A set of slides, presented by David Vaughan at useR! 2019, introducing the package and showing it’s utility can be found on speakerdeck.

View the vignettes for each goal on the website to learn more about how to use rray.

  • vignette("the-rray")
  • vignette("broadcasting")
  • vignette("toolkit")
library(rray)

What can it do?

In short, rray tries to make array manipulation in R more intuitive by combining the idea of broadcasting with knowing when to not drop dimensions. This results in operations such as:

x <- rray(1:6, dim = c(3, 2))

# Compute proportions along the 1st dimension
x / rray_sum(x, axes = 1)
#> <rray<dbl>[,2][3]>
#>           [,1]      [,2]
#> [1,] 0.1666667 0.2666667
#> [2,] 0.3333333 0.3333333
#> [3,] 0.5000000 0.4000000

# Equivalent base R syntax
sweep(x, 2, apply(x, 2, sum), "/")
#> <rray<dbl>[,2][3]>
#>           [,1]      [,2]
#> [1,] 0.1666667 0.2666667
#> [2,] 0.3333333 0.3333333
#> [3,] 0.5000000 0.4000000

These concepts are baked into every part of rray, and show up in other functions such as rray_bind(). Using broadcasting, rray_bind() can bind arrays together in ways that base R cannot with the native cbind() and rbind() functions.

a <- array(c(1, 2), dim = c(2, 1))
b <- array(c(3, 4), dim = c(1, 2))

a
#>      [,1]
#> [1,]    1
#> [2,]    2

b
#>      [,1] [,2]
#> [1,]    3    4

# Error
cbind(a, b)
#> Error in cbind(a, b): number of rows of matrices must match (see arg 2)
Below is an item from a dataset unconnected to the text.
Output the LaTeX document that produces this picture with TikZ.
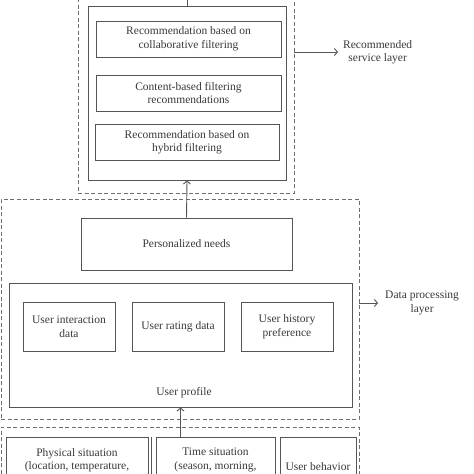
\documentclass[tikz,border=0pt]{standalone}
\usepackage{fontspec}
\setmainfont{Liberation Serif}
\usetikzlibrary{arrows.meta}
\definecolor{ln}{HTML}{555555}
\definecolor{tx}{HTML}{383838}
\definecolor{dsh}{HTML}{6E6E6E}
\begin{document}
\begin{tikzpicture}[x=1pt,y=-1pt,
  box/.style={draw=ln, line width=0.9pt, text=tx, align=center, inner sep=0pt,
    font=\fontsize{11.5}{13.5}\selectfont},
  txt/.style={text=tx, align=center, inner sep=0pt, font=\fontsize{11.5}{13.5}\selectfont},
  layer/.style={draw=dsh, line width=0.9pt, dash pattern=on 4pt off 2.5pt, inner sep=0pt},
  arr/.style={draw=ln, line width=0.9pt, -{Straight Barb[length=3pt,width=7pt]}},
  ln/.style={draw=ln, line width=0.9pt}]
\useasboundingbox (0,0) rectangle (474,474);
\begin{scope}
\clip (0,0) rectangle (474,474);
% recommended service layer
\node[layer, minimum width=216pt, minimum height=213pt] (reclayer) at (186,86.5) {};
\node[box, minimum width=198pt, minimum height=174pt] (recbox) at (187,93) {};
\node[box, minimum width=185pt, minimum height=36pt] (cf) at (188.5,39) {Recommendation based on\\collaborative filtering};
\node[box, minimum width=185pt, minimum height=36pt] (cb) at (188.5,93) {Content-based filtering\\recommendations};
\node[box, minimum width=184pt, minimum height=36pt] (hf) at (187,142) {Recommendation based on\\hybrid filtering};
\coordinate (topend) at (187,-5);
\draw[ln] (recbox.north) -- (topend);
% data processing layer
\node[layer, minimum width=358pt, minimum height=220pt] (dplayer) at (180,309) {};
\node[box, minimum width=211pt, minimum height=52pt] (pn) at (186.5,244) {Personalized needs};
\node[box, minimum width=343pt, minimum height=124pt] (up) at (180.5,345) {};
\node[txt] (uplabel) at (184,393) {User profile};
\node[box, minimum width=92pt, minimum height=49pt] (u1) at (69,326.5) {User interaction\\data};
\node[box, minimum width=92pt, minimum height=49pt] (u2) at (178,326.5) {User rating data};
\node[box, minimum width=92pt, minimum height=49pt] (u3) at (287,326.5) {User history\\preference};
\draw[arr] (pn.north) -- (recbox.south);
% situation layer
\node[layer, minimum width=358pt, minimum height=80pt] (sitlayer) at (180,467) {};
\node[box, minimum width=142pt, minimum height=80pt] (b1) at (77,477) {};
\node[box, minimum width=119pt, minimum height=80pt] (b2) at (215.5,477) {};
\node[box, minimum width=76pt, minimum height=80pt] (b3) at (318,477) {};
\coordinate (ex1) at (151,437);
\coordinate (ex2) at (151,520);
\draw[ln] (ex1) -- (ex2);
\node[txt] (b1t) at (77,460) {Physical situation\\(location, temperature,};
\node[txt] (b2t) at (215.5,460) {Time situation\\(season, morning,};
\node[txt] (b3t) at (318,466.5) {User behavior};
\draw[arr] (up.south |- b2.north) -- (up.south);
\end{scope}
% layer labels
\coordinate (ra) at (294,52);
\coordinate (rb) at (338,52);
\draw[arr] (ra) -- (rb);
\node[txt, anchor=west] (rlab) at (343,52) {Recommended\\service layer};
\coordinate (da) at (359,303);
\coordinate (db) at (378,303);
\draw[arr] (da) -- (db);
\node[txt, anchor=west] (dlab) at (385,303) {Data processing\\layer};
\end{tikzpicture}
\end{document}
# `a` is first broadcast to have dimensions: (2, 2)
rray_bind(a, b, .axis = 1)
#>      [,1] [,2]
#> [1,]    1    1
#> [2,]    2    2
#> [3,]    3    4

# Error
rbind(a, b)
#> Error in rbind(a, b): number of columns of matrices must match (see arg 2)
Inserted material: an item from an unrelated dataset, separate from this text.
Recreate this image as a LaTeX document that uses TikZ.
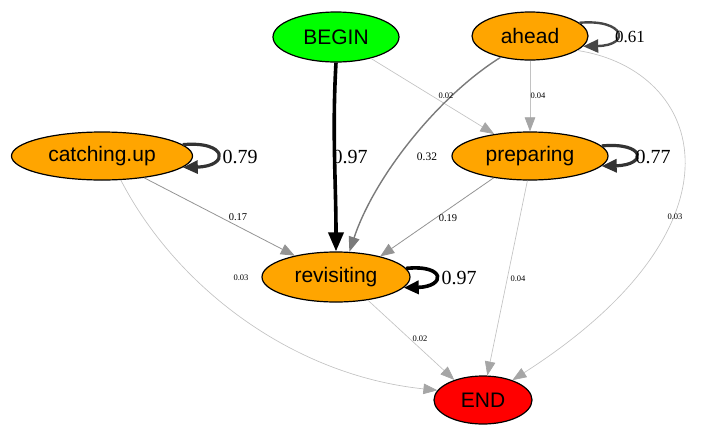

# `b` is first broadcast to have dimensions: (2, 2)
rray_bind(a, b, .axis = 2)
#>      [,1] [,2] [,3]
#> [1,]    1    3    4
#> [2,]    2    3    4

Installation

You can install from CRAN with:

install.packages("rray")

You can install the development version from Github with:

remotes::install_github("r-lib/rray")

Acknowledgements

rray would not be possible without the underlying C++ library, xtensor. Additionally, rray uses a large amount of the infrastructure in vctrs to be as consistent and type stable as possible.

Alternatives

The Matrix package implements a small subset of column-wise broadcasting operations. rray fully supports broadcasting in all operations.
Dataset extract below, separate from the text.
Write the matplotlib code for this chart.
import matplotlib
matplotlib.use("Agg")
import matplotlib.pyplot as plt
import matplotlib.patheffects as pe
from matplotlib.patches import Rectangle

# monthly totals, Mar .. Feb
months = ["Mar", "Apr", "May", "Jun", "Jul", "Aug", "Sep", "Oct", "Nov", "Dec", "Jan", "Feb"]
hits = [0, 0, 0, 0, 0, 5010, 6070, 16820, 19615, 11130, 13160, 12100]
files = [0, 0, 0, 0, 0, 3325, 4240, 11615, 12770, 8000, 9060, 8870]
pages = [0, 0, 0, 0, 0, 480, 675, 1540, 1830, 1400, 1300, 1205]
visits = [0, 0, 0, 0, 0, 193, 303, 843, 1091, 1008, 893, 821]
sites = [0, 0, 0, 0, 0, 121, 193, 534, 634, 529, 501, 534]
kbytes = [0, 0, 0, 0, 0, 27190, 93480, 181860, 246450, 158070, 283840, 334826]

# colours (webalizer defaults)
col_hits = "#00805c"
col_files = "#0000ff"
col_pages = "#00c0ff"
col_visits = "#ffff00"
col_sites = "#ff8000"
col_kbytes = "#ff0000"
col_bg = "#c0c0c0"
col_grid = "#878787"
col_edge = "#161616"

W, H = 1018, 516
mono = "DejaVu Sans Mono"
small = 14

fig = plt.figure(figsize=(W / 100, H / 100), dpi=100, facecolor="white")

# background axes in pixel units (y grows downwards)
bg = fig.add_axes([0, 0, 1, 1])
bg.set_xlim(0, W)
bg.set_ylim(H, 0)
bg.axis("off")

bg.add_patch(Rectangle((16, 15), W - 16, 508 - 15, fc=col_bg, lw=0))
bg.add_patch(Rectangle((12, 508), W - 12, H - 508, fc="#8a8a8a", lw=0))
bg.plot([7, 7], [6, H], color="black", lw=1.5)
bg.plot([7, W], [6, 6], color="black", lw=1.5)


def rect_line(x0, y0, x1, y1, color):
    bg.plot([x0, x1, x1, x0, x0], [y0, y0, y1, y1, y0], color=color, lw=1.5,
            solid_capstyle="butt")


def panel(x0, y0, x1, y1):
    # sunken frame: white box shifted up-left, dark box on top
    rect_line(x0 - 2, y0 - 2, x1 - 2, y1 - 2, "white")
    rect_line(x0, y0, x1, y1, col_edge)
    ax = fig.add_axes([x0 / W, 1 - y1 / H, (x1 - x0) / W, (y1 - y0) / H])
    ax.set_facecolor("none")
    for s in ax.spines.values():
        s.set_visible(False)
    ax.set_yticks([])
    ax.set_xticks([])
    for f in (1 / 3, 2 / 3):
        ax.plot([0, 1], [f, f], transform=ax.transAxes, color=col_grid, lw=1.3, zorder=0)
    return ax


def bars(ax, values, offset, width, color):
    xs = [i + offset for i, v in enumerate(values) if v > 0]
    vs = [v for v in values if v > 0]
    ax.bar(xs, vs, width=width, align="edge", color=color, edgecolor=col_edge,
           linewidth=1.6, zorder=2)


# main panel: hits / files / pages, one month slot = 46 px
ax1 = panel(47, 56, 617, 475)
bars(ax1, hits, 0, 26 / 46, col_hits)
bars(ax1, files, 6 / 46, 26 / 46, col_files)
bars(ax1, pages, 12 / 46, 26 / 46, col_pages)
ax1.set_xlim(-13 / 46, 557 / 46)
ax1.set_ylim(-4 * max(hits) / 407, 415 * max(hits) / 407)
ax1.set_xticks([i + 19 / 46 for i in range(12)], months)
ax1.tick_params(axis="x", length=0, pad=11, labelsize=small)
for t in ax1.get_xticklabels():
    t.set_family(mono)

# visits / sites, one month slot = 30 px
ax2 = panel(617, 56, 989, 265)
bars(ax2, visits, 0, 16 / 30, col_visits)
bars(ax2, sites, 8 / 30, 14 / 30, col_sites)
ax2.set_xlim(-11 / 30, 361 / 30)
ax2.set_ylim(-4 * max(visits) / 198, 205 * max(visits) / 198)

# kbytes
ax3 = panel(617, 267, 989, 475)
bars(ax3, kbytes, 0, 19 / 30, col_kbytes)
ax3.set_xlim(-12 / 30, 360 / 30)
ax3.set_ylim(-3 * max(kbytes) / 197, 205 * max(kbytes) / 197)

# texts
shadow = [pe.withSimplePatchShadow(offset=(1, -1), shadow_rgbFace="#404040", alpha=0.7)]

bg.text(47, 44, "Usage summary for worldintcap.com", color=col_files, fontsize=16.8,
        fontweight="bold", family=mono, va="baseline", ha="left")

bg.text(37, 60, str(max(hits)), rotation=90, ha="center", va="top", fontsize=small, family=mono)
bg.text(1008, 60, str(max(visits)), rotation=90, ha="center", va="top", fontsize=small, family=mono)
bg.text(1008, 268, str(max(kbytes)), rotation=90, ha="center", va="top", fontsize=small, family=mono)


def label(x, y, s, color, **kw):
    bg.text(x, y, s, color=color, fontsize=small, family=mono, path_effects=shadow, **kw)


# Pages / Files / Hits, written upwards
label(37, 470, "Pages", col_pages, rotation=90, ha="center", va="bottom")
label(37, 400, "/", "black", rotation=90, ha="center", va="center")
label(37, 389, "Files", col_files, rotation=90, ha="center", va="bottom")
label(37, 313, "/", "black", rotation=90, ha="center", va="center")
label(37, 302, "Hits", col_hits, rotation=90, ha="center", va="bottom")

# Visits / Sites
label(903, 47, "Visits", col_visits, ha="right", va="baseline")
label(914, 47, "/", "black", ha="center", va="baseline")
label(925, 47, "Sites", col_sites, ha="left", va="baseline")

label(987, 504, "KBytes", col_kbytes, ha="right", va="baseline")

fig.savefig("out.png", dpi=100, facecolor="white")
The original motivation for this package, and even for xtensor, is the excellent Python library, NumPy. As far as I know, it has the original implementation of broadcasting, and is a core library that a huge number of others are built on top of.

In the past, the workhorse for flexibly binding arrays together has been the abind package. This package has been a great source of inspiration and has served as a nice benchmark for rray.

Notes

Currently, rray does not handle missing values in arithmetic operations and the reducing functions. This is coming, as the underlying library xtensor natively supports missing values, however a few upstream bugs are currently preventing rray from using those features.

rray will perform best on R 3.6.0 and above. It is able to take advantage of a few of the ALTREP features there, which result in less copies being made per function call.